The case of the magically appearing mmap window

The moral of this story is to make sure you always have your function declarations available wherever you use a function, even if you're sure that you're using the function properly. In libgit2 we access pack files by mapping parts of them, and those mmap windows are stored in a singly-linked list like so:

typedef struct git_mwindow {
    struct git_mwindow *next;
} git_mwindow;

and a function that accepts a git_mwindow *w parameter. As I'd been looking at the mwindow code and was used to seeing &w in many places (that code often works with pointers to pointers), I wrote that instead of simply w. Interestingly enough, the code didn't break immediately but gave wrong results a bit later on. I suspected some odd record-keeping in the mwindow code and so I wrote a loop to dump the window list to the console whenever we tried to locate an open window for a particular range. What I saw confused me even more: a new window had appeared in front of the one we should be using! Not only was there a rogue window open, but it also contained completely wrong values except for the next pointer. So, where was this window coming from? I had instrumented the rest of the code and the only place where this could happen is during the function call, which is when I finally manged to see that I was passing a pointer to my pointer instead of my pointer. Had I moved the function declaration to a header earlier, the compiler would have told me.
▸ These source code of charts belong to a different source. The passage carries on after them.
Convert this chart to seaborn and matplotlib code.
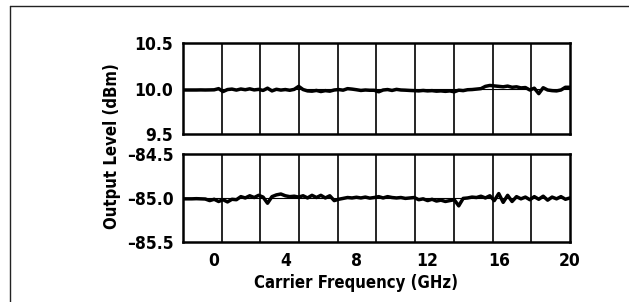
import numpy as np
import pandas as pd
import matplotlib
matplotlib.use("Agg")
import matplotlib.pyplot as plt
from matplotlib.lines import Line2D
from matplotlib.ticker import LinearLocator
from matplotlib import font_manager
import seaborn as sns

# ---- data ----
freq_ghz = np.arange(-1.75, 20.001, 0.25)

level_high_dbm = [
    9.985, 9.985, 9.985, 9.985, 9.986, 9.985, 9.986, 9.987,
    10.000, 9.968, 9.990, 9.995, 9.984, 9.996, 9.988, 9.998,
    9.986, 9.992, 9.980, 10.005, 9.975, 9.993, 9.984, 9.990,
    9.982, 9.992, 10.025, 9.990, 9.975, 9.972, 9.980, 9.968,
    9.978, 9.972, 9.985, 9.990, 9.983, 10.000, 9.995, 9.988,
    9.980, 9.985, 9.982, 9.982, 9.965, 9.985, 9.990, 9.980,
    9.992, 9.985, 9.983, 9.980, 9.978, 9.975, 9.980, 9.975,
    9.978, 9.972, 9.975, 9.970, 9.975, 9.965, 9.983, 9.978,
    9.988, 9.990, 9.995, 10.000, 10.025, 10.035, 10.030, 10.025,
    10.020, 10.028, 10.015, 10.020, 10.008, 10.012, 9.985, 10.005,
    9.945, 10.010, 9.985, 9.978, 9.975, 9.985, 10.015, 10.015,
]

level_low_dbm = [
    -85.010, -85.010, -85.010, -85.008, -85.010, -85.012, -85.030, -85.015,
    -85.040, -85.020, -85.045, -85.015, -85.020, -84.985, -85.000, -84.975,
    -84.995, -84.970, -84.990, -85.060, -84.985, -84.965, -84.955, -84.975,
    -84.985, -84.980, -84.990, -84.975, -85.000, -84.970, -84.995, -84.970,
    -85.000, -84.975, -85.030, -85.015, -85.005, -84.995, -85.000, -84.992,
    -85.000, -84.990, -85.002, -84.995, -84.985, -85.000, -84.985, -84.995,
    -85.000, -84.995, -85.005, -85.000, -84.995, -85.020, -85.010, -85.030,
    -85.015, -85.035, -85.025, -85.040, -85.030, -85.020, -85.090, -85.005,
    -85.000, -84.990, -84.995, -84.980, -85.000, -84.975, -85.030, -84.950,
    -85.050, -84.970, -85.040, -84.985, -85.010, -84.990, -85.020, -84.985,
    -85.015, -84.980, -85.025, -84.990, -85.010, -84.985, -85.015, -85.000,
]

x_ticks = [0, 4, 8, 12, 16, 20]
x_tick_labels = ["0", "4", "8", "12", "16", "20"]
high_ticks = [9.5, 10.0, 10.5]
high_tick_labels = ["9.5", "10.0", "10.5"]
low_ticks = [-85.5, -85.0, -84.5]
low_tick_labels = ["\u201385.5", "\u201385.0", "\u201384.5"]

n = min(len(freq_ghz), len(level_high_dbm), len(level_low_dbm))
df_high = pd.DataFrame({"freq": freq_ghz[:n], "level": level_high_dbm[:n]})
df_low = pd.DataFrame({"freq": freq_ghz[:n], "level": level_low_dbm[:n]})

# ---- style ----
sns.set_style("white")
plt.rcParams["font.family"] = ["DejaVu Sans"]
plt.rcParams["font.stretch"] = "condensed"
plt.rcParams["font.weight"] = "bold"
plt.rcParams["text.color"] = "black"
plt.rcParams["xtick.color"] = "black"
plt.rcParams["ytick.color"] = "black"
plt.rcParams["axes.labelcolor"] = "black"
FS_TICK = 12.5
FS_LAB = 12
TXT = dict(fontstretch="condensed", fontweight="bold")

fig = plt.figure(figsize=(6.29, 3.02), dpi=100)
ax1 = fig.add_axes([0.291, 0.556, 0.615, 0.301])
ax2 = fig.add_axes([0.291, 0.199, 0.615, 0.291])

for ax, df, ylim, yt, ytl in [
    (ax1, df_high, (9.5, 10.5), high_ticks, high_tick_labels),
    (ax2, df_low, (-85.5, -84.5), low_ticks, low_tick_labels),
]:
    ax.axhline(np.mean(ylim), color="black", lw=0.8, zorder=1)
    sns.lineplot(data=df, x="freq", y="level", ax=ax, color="black",
                 lw=2.5, estimator=None, zorder=3)
    ax.set_xlim(-1.75, 20.0)
    ax.set_ylim(*ylim)
    ax.xaxis.set_minor_locator(LinearLocator(11))
    ax.grid(False)
    ax.grid(which="minor", axis="x", color="black", lw=1.2)
    ax.set_yticks(yt)
    ax.set_yticklabels(ytl, fontsize=FS_TICK, **TXT)
    ax.set_xticks(x_ticks)
    ax.tick_params(which="both", length=0, pad=7)
    for s in ax.spines.values():
        s.set_visible(True)
        s.set_color("black")
        s.set_linewidth(1.8)
    ax.set_xlabel("")
    ax.set_ylabel("")

ax1.set_xticklabels([])
ax2.set_xticklabels(x_tick_labels, fontsize=FS_TICK, **TXT)
ax2.set_xlabel("Carrier Frequency (GHz)", fontsize=FS_LAB, **TXT)
ax2.xaxis.set_label_coords((356 - 183) / 387, -0.36)

fig.text(112 / 629, 1 - 146 / 302, "Output Level (dBm)", rotation=90,
         ha="center", va="center", fontsize=FS_LAB, **TXT)

# outer frame (left and top edges)
fig.add_artist(Line2D([10 / 629, 10 / 629], [0, 1 - 6 / 302],
                      transform=fig.transFigure, color="#222222", lw=1.0))
fig.add_artist(Line2D([10 / 629, 1], [1 - 6 / 302, 1 - 6 / 302],
                      transform=fig.transFigure, color="#222222", lw=1.0))

fig.savefig("out.png", dpi=100, facecolor="white")
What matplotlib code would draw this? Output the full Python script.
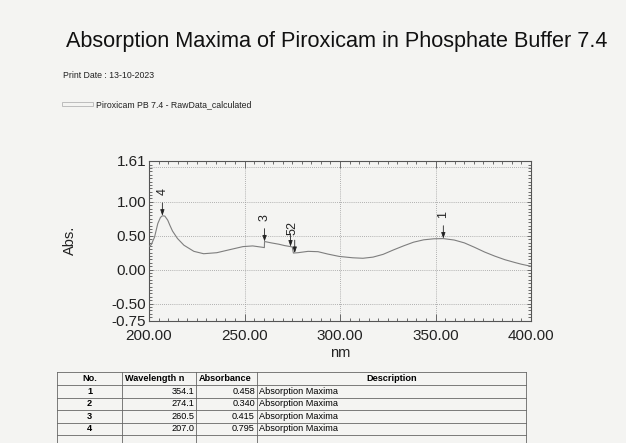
import matplotlib
matplotlib.use("Agg")
import matplotlib.pyplot as plt
from matplotlib.ticker import MultipleLocator, FixedLocator
from matplotlib.lines import Line2D
from matplotlib.patches import Rectangle

plt.rcParams['font.family'] = ['Liberation Sans', 'DejaVu Sans']

# ---------------- data ----------------
wavelength = [200.0, 201.2, 202.9, 204.6, 206.0, 207.0, 208.3, 209.8, 211.0, 212.3,
              214.9, 218.3, 223.5, 228.6, 235.5, 242.3, 249.2, 254.3, 259.4, 260.4,
              260.5, 264.0, 268.0, 271.0, 274.1, 275.0, 275.6, 278.0, 283.3, 288.5,
              293.6, 299.6, 306.7, 312.0, 317.3, 322.6, 327.9, 333.2, 338.5, 343.8,
              349.1, 354.1, 359.8, 365.1, 370.4, 375.7, 381.0, 386.3, 391.6, 395.0,
              400.0]
absorbance = [0.34, 0.37, 0.48, 0.68, 0.77, 0.795, 0.79, 0.73, 0.65, 0.57,
              0.46, 0.36, 0.27, 0.235, 0.25, 0.295, 0.34, 0.35, 0.33, 0.325,
              0.415, 0.395, 0.375, 0.355, 0.340, 0.335, 0.245, 0.25, 0.27, 0.265,
              0.23, 0.195, 0.175, 0.168, 0.185, 0.226, 0.29, 0.35, 0.405, 0.44,
              0.455, 0.458, 0.437, 0.395, 0.33, 0.26, 0.20, 0.147, 0.105, 0.08,
              0.05]

peak_labels = ["1", "2", "3", "4", "5"]
peak_wl = [354.1, 274.1, 260.5, 207.0, 276.3]
peak_abs = [0.458, 0.340, 0.415, 0.795, 0.245]

yticks = [1.61, 1.00, 0.50, 0.00, -0.50, -0.75]
xticks = [200, 250, 300, 350, 400]

table_header = ["No.", "Wavelength n", "Absorbance", "Description"]
table_no = ["1", "2", "3", "4"]
table_wl = ["354.1", "274.1", "260.5", "207.0"]
table_abs = ["0.458", "0.340", "0.415", "0.795"]
table_desc = ["Absorption Maxima", "Absorption Maxima", "Absorption Maxima", "Absorption Maxima"]

title = "Absorption Maxima of Piroxicam in Phosphate Buffer 7.4"
print_date = "Print Date : 13-10-2023"
legend_text = "Piroxicam PB 7.4 - RawData_calculated"

# ---------------- figure ----------------
W, H = 626, 443
bg = '#f4f4f2'
fig = plt.figure(figsize=(W / 100, H / 100), dpi=100, facecolor=bg)

def fx(px):
    return px / W

def fy(py):
    return 1 - py / H

fig.text(fx(337), fy(42), title, ha='center', va='center', fontsize=15.6, color='#111111')
fig.text(fx(63), fy(76), print_date, ha='left', va='center', fontsize=6.3, color='#222222')
fig.patches.append(Rectangle((fx(62), fy(106)), fx(31), 4 / H, transform=fig.transFigure,
                             fill=False, edgecolor='#bdbdbd', linewidth=0.7))
fig.text(fx(96), fy(105), legend_text, ha='left', va='center', fontsize=6.3, color='#222222')

left, right, top, bottom = 149, 531, 160.5, 320.5
ax = fig.add_axes([fx(left), fy(bottom), fx(right - left), (bottom - top) / H])
ax.set_facecolor(bg)

ax.plot(wavelength, absorbance, color='#7e7e7e', linewidth=0.8, zorder=3)

ax.set_xlim(200, 400)
ax.set_ylim(-0.75, 1.61)
ax.xaxis.set_major_locator(FixedLocator(xticks))
ax.xaxis.set_minor_locator(MultipleLocator(5))
ax.yaxis.set_major_locator(FixedLocator(yticks))
ax.yaxis.set_minor_locator(MultipleLocator(0.05))
ax.set_xticklabels([f"{v:.2f}" for v in xticks])
ax.set_yticklabels([f"{v:.2f}" for v in yticks])
ax.tick_params(which='both', direction='in', top=True, right=True, color='#555555', width=0.6)
ax.tick_params(which='major', length=5, labelsize=11, labelcolor='#222222')
ax.tick_params(axis='x', which='major', pad=6)
ax.tick_params(axis='y', which='major', pad=2, length=3)
ax.tick_params(which='minor', length=2.5)
for s in ax.spines.values():
    s.set_color('#555555')
    s.set_linewidth(0.8)

for gx in [250, 300, 350]:
    ax.axvline(gx, color='#9a9a9a', linestyle=(0, (1, 1.5)), linewidth=0.6, zorder=1)
for gy in [1.0, 0.5, 0.0, -0.5]:
    ax.axhline(gy, color='#9a9a9a', linestyle=(0, (1, 1.5)), linewidth=0.6, zorder=1)
ax.axhline(1.52, color='#9a9a9a', linestyle=(0, (1, 1.5)), linewidth=0.6, zorder=1)

ax.set_xlabel("nm", fontsize=10.5, labelpad=2, color='#222222')
fig.text(fx(70), fy(240), "Abs.", rotation=90, ha='center', va='center', fontsize=10.5, color='#222222')

# peak arrows
label_x = {"2": 275.2, "5": 275.2}
for lab, x, y in zip(peak_labels, peak_wl, peak_abs):
    L = 0.19
    ax.annotate("", xy=(x, y), xytext=(x, y + L),
                arrowprops=dict(arrowstyle='-|>,head_length=0.35,head_width=0.12',
                                color='#222222', lw=0.6, shrinkA=0, shrinkB=0), zorder=4)
    lx = label_x.get(lab, x)
    off = 0.17 if lab not in ("2", "5") else 0.12
    ax.text(lx, y + L + off, lab, rotation=90, ha='center', va='center',
            fontsize=9, color='#222222')

# ---------------- table ----------------
col_x = [57, 122, 196, 257, 526]
row_y = [372, 385, 397.5, 410, 422.5, 435]
lc = '#666666'
for i, yy in enumerate(row_y):
    fig.add_artist(Line2D([fx(col_x[0]), fx(col_x[-1])], [fy(yy), fy(yy)],
                          transform=fig.transFigure, color=lc, linewidth=0.6))
for xx in col_x:
    fig.add_artist(Line2D([fx(xx), fx(xx)], [fy(row_y[0]), fy(H + 2)],
                          transform=fig.transFigure, color=lc, linewidth=0.6))

fs = 6.6
hy = (row_y[0] + row_y[1]) / 2
fig.text(fx((col_x[0] + col_x[1]) / 2), fy(hy), table_header[0], ha='center', va='center', fontsize=fs, weight='bold')
fig.text(fx(col_x[1] + 3), fy(hy), table_header[1], ha='left', va='center', fontsize=fs, weight='bold')
fig.text(fx(col_x[2] + 3), fy(hy), table_header[2], ha='left', va='center', fontsize=fs, weight='bold')
fig.text(fx((col_x[3] + col_x[4]) / 2), fy(hy), table_header[3], ha='center', va='center', fontsize=fs, weight='bold')
for i in range(len(table_no)):
    cy = (row_y[i + 1] + row_y[i + 2]) / 2
    fig.text(fx((col_x[0] + col_x[1]) / 2), fy(cy), table_no[i], ha='center', va='center', fontsize=fs, weight='bold')
    fig.text(fx(col_x[2] - 2), fy(cy), table_wl[i], ha='right', va='center', fontsize=fs)
    fig.text(fx(col_x[3] - 2), fy(cy), table_abs[i], ha='right', va='center', fontsize=fs)
    fig.text(fx(col_x[3] + 2), fy(cy), table_desc[i], ha='left', va='center', fontsize=fs)

fig.savefig("out.png", dpi=100, facecolor=bg)
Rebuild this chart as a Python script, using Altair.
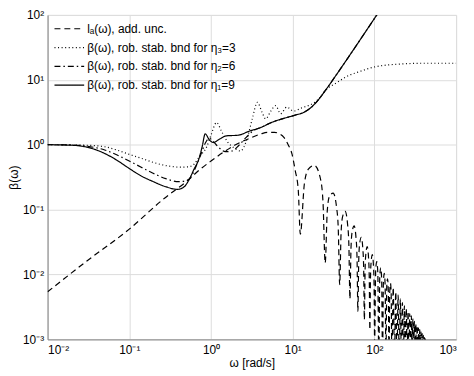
import altair as alt
import pandas as pd

# ---------------- data ----------------
S_LA = "lₐ(ω), add. unc."
S_3 = "β(ω), rob. stab. bnd for η₃=3"
S_2 = "β(ω), rob. stab. bnd for η₂=6"
S_1 = "β(ω), rob. stab. bnd for η₁=9"
series_order = [S_LA, S_3, S_2, S_1]

# additive uncertainty weight l_a(w)
w_la = [0.01, 0.03, 0.1, 0.27, 0.5, 0.74, 1.0, 1.5, 2.0, 2.95, 4.0, 4.9, 6.0, 6.8, 7.8, 8.8, 9.8, 10.7, 11.7,
        12.4, 13.9, 15.55, 18.4, 21.85, 23.5,
        25.0, 26.5, 28.15, 31.3, 34.45, 36.1,
        37.6, 39.1, 40.75, 43.9, 47.05, 48.7,
        50.2, 51.7, 53.35, 56.5, 59.65, 61.3,
        62.8, 64.3, 65.95, 69.1, 72.25, 73.9,
        75.4, 76.9, 78.55, 81.7, 84.85, 86.5,
        88.0, 89.5, 91.15, 94.3, 97.45, 99.1,
        100.6, 103.75, 106.9, 110.05,
        113.2, 116.35, 119.5, 122.65,
        125.8, 128.95, 132.1, 135.25,
        138.4, 141.55, 144.7, 147.85,
        151.0, 154.15, 157.3, 160.45,
        163.6, 169.9, 176.2, 182.5, 188.8, 195.1, 201.4, 207.7, 214.0, 220.3,
        226.6, 232.9, 239.2, 245.5, 251.8, 258.1, 264.4, 270.7, 277.0, 283.3,
        289.6, 295.9, 302.2, 308.5, 314.8, 321.1, 327.4, 333.7, 340.0, 346.3,
        352.6, 358.9, 365.2, 371.5, 377.8, 384.1, 390.4, 396.7, 403.0, 409.3,
        415.6, 421.9, 428.2, 434.5, 440.8]
v_la = [0.0054, 0.016, 0.05, 0.15, 0.27, 0.42, 0.56, 0.8, 1.0, 1.25, 1.45, 1.55, 1.55, 1.48, 1.3, 1.0, 0.72, 0.41, 0.2,
        0.042, 0.25, 0.42, 0.48, 0.30, 0.13,
        0.015, 0.096, 0.16, 0.18, 0.108, 0.052,
        0.007, 0.044, 0.077, 0.094, 0.058, 0.0285,
        0.0042, 0.0253, 0.045, 0.056, 0.036, 0.018,
        0.0027, 0.0164, 0.0294, 0.0375, 0.0245, 0.0124,
        0.002, 0.0114, 0.0207, 0.027, 0.0178, 0.009,
        0.0014, 0.0085, 0.0154, 0.0203, 0.0135, 0.0069,
        0.0009, 0.0119, 0.0158, 0.0106,
        0.0005, 0.00945, 0.0127, 0.0085,
        0.0005, 0.0077, 0.0104, 0.007,
        0.0005, 0.0064, 0.0086, 0.00585,
        0.0005, 0.0054, 0.0073, 0.005,
        0.0005, 0.0063, 0.0005, 0.0054, 0.0005, 0.0048, 0.0005, 0.0042, 0.0005, 0.0037,
        0.0005, 0.0033, 0.0005, 0.0030, 0.0005, 0.0027, 0.0005, 0.0025, 0.0005, 0.0023,
        0.0005, 0.0021, 0.0005, 0.0019, 0.0005, 0.00176, 0.0005, 0.00163, 0.0005, 0.00151,
        0.0005, 0.00141, 0.0005, 0.00131, 0.0005, 0.00123, 0.0005, 0.00115, 0.0005, 0.00108,
        0.0005, 0.00102, 0.0005, 0.00096, 0.0005]

# eta3 = 3 (dotted)
w_3 = [0.01, 0.03, 0.05, 0.07, 0.1, 0.15, 0.2, 0.3, 0.44, 0.55, 0.62, 0.72, 0.89, 1.0, 1.17, 1.35, 1.6, 1.9,
       2.3, 2.8, 3.2, 3.7, 4.2, 4.67, 5.4, 6.2, 7.1, 8.5, 10.2, 12.9, 15.5, 18.6, 22.3, 24.6, 35.4, 51.0,
       61.5, 98.0, 150.0, 224.0, 400.0, 1000.0]
v_3 = [1.0, 0.98, 0.93, 0.83, 0.71, 0.6, 0.53, 0.47, 0.45, 0.46, 0.5, 0.65, 0.94, 1.4, 2.2, 1.6, 1.1, 0.9,
       0.8, 1.3, 2.5, 4.5, 3.2, 2.5, 3.3, 4.0, 3.0, 3.8, 3.3, 3.7, 4.0, 4.5, 5.6, 6.6, 9.2, 12.0,
       13.0, 15.7, 17.0, 17.6, 18.0, 18.0]

# eta2 = 6 (dash-dot)
w_2 = [0.01, 0.02, 0.03, 0.05, 0.07, 0.1, 0.14, 0.19, 0.28, 0.4, 0.5, 0.57, 0.65, 0.75, 0.85, 0.95, 1.05, 1.2,
       1.5, 1.8, 2.2, 2.7, 3.2, 4.1, 5.5, 7.4, 10.7, 14.0, 17.0, 20.0, 25.0, 35.4, 50.0, 70.0, 100.0, 150.0]
v_2 = [1.0, 0.99, 0.95, 0.83, 0.7, 0.56, 0.45, 0.37, 0.3, 0.27, 0.28, 0.32, 0.45, 0.7, 1.05, 1.25, 1.15, 0.95,
       0.78, 0.8, 0.98, 1.3, 1.6, 1.85, 2.2, 2.5, 2.85, 3.2, 3.8, 4.7, 6.8, 12.7, 24.0, 45.0, 88.0, 190.0]

# eta1 = 9 (solid)
w_1 = [0.01, 0.02, 0.03, 0.047, 0.07, 0.1, 0.14, 0.19, 0.28, 0.39, 0.47, 0.54, 0.62, 0.71, 0.78, 0.85, 0.95,
       1.07, 1.25, 1.55, 2.14, 2.95, 4.1, 5.5, 7.4, 10.7, 14.0, 17.0, 20.0, 25.0, 35.4, 50.0, 70.0, 100.0, 150.0]
v_1 = [1.0, 0.98, 0.92, 0.76, 0.58, 0.43, 0.33, 0.275, 0.225, 0.205, 0.225, 0.29, 0.42, 0.6, 0.93, 1.47, 1.2,
       1.08, 1.2, 1.37, 1.4, 1.62, 1.85, 2.2, 2.5, 2.85, 3.2, 3.8, 4.7, 6.8, 12.7, 24.0, 45.0, 88.0, 190.0]

x_ticks = [0.01, 0.1, 1, 10, 100, 1000]
y_ticks = [0.001, 0.01, 0.1, 1, 10, 100]
exp_labels = {-3: "10⁻³", -2: "10⁻²", -1: "10⁻¹", 0: "10⁰", 1: "10¹", 2: "10²", 3: "10³"}

# ---------------- build table ----------------
rows = []
for name, ws, vs in [(S_LA, w_la, v_la), (S_3, w_3, v_3), (S_2, w_2, v_2), (S_1, w_1, v_1)]:
    for i, (w, v) in enumerate(zip(ws, vs)):
        rows.append({"w": w, "v": v, "series": name, "idx": i})
df = pd.DataFrame(rows)


def label_expr(ticks):
    import math
    expr = "''"
    for t in reversed(ticks):
        e = int(round(math.log10(t)))
        expr = f"round(log(datum.value)/LN10) == {e} ? '{exp_labels[e]}' : " + expr
    return expr


FONT = "Liberation Sans"
axis_common = dict(ticks=False, labelFont=FONT, titleFont=FONT, labelFontSize=12,
                   titleFontSize=12, titleFontWeight="normal", labelColor="black", titleColor="black")

chart = alt.Chart(df).mark_line(clip=True, color="black", strokeWidth=1.2, interpolate="monotone").encode(
    x=alt.X("w:Q", scale=alt.Scale(type="log", domain=[0.01, 1000], nice=False),
            axis=alt.Axis(values=x_ticks, labelExpr=label_expr(x_ticks), title="ω [rad/s]",
                          labelPadding=5, titlePadding=2, **axis_common)),
    y=alt.Y("v:Q", scale=alt.Scale(type="log", domain=[0.001, 100], nice=False),
            axis=alt.Axis(values=y_ticks, labelExpr=label_expr(y_ticks), title="β(ω)",
                          labelPadding=4, titlePadding=2, **axis_common)),
    strokeDash=alt.StrokeDash("series:N",
                              scale=alt.Scale(domain=series_order,
                                              range=[[6, 4], [1, 2.6], [6, 3, 1.5, 3], [1, 0]]),
                              legend=alt.Legend(title=None, orient="none", legendX=16, legendY=8,
                                                symbolType="M-3,0H3", symbolSize=100,
                                                symbolStrokeWidth=1.2, symbolStrokeColor="black",
                                                labelFontSize=12, labelFont=FONT, labelColor="black",
                                                labelOffset=12, labelLimit=300, rowPadding=7,
                                                padding=0)),
    order="idx:Q",
    detail="series:N",
).properties(
    width=413, height=328,
    padding={"left": 40, "top": 5, "right": 10, "bottom": 33},
    autosize=alt.AutoSizeParams(type="none"),
).configure_view(
    stroke="black", strokeWidth=1
).configure_axis(
    domain=False, grid=True, gridColor="#a8a8a8", gridDash=[1, 3], gridWidth=0.8,
    labelFlush=False,
).configure(background="white")

chart.save("out.html", embed_options={"renderer": "svg", "actions": False})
But why did it seem that there was an extra window appearing? This is a good way to show how structs in C work. When I passed the pointer to the pointer, the function (or more importantly, my function to dump the list) though it was a pointer to a struct and treated it as such. In C, the first field in a struct must have the same address as the struct itself (that is to say, there is no padding allowed before the first field). Thus, as the pointer was actually to a pointer to the real struct and w and w->next have the same address, when looking at the value of w->next, the function was reading the value of the pointer, which is the only thing that was right (reading the rest of the values would be reading values from the caller's stack, which have no meaning in our context).

And there we have it.

git_mwindow *w;
    some_function(some_var, &w);

can make code think that there is an extra entry in the linked list.